The range (difference between entering and leaving water temperature) and approach are both influenced by WBT. Lower WBT allows for better cooling performance, which is why cooling towers perform better in dry climates than in humid ones.
What are the limitations of wet bulb temperature as a comfort metric?
While WBT is an excellent indicator of the environment's cooling potential, it has some limitations as a comfort metric. WBT doesn't account for air movement (wind speed), which significantly affects perceived comfort. A high WBT with strong airflow may feel more comfortable than a slightly lower WBT with still air.
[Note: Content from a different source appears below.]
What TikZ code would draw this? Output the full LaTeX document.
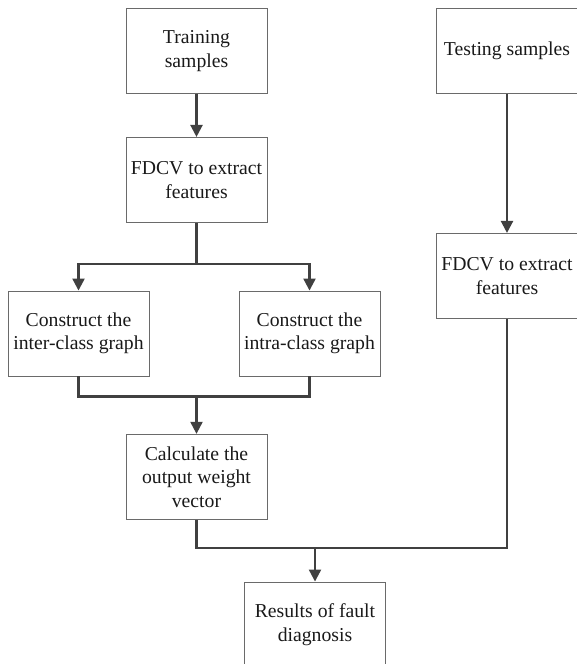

Additionally, WBT doesn't consider radiant heat sources (like direct sunlight or hot surfaces), which can significantly impact thermal comfort. The mean radiant temperature (MRT) is often used alongside WBT for more comprehensive comfort assessments.
For these reasons, more comprehensive indices like the Standard Effective Temperature (SET) or the Universal Thermal Climate Index (UTCI) are sometimes preferred for comfort assessments, as they incorporate additional factors beyond temperature and humidity.
How does wet bulb temperature relate to the heat index?
The heat index, developed by NOAA, is a "feels like" temperature that combines air temperature and relative humidity to determine perceived heat. While both the heat index and WBT consider temperature and humidity, they serve different purposes and use different calculations.
WBT is a physical property of the air that can be measured directly, while the heat index is a derived value representing human perception. The heat index is generally higher than WBT for the same conditions, especially at higher temperatures and humidities.
For example, at 32°C dry bulb and 70% relative humidity, the WBT is approximately 27.5°C, while the heat index is about 41°C. This large difference illustrates that while WBT indicates the air's cooling potential, the heat index better represents how hot it actually feels to humans.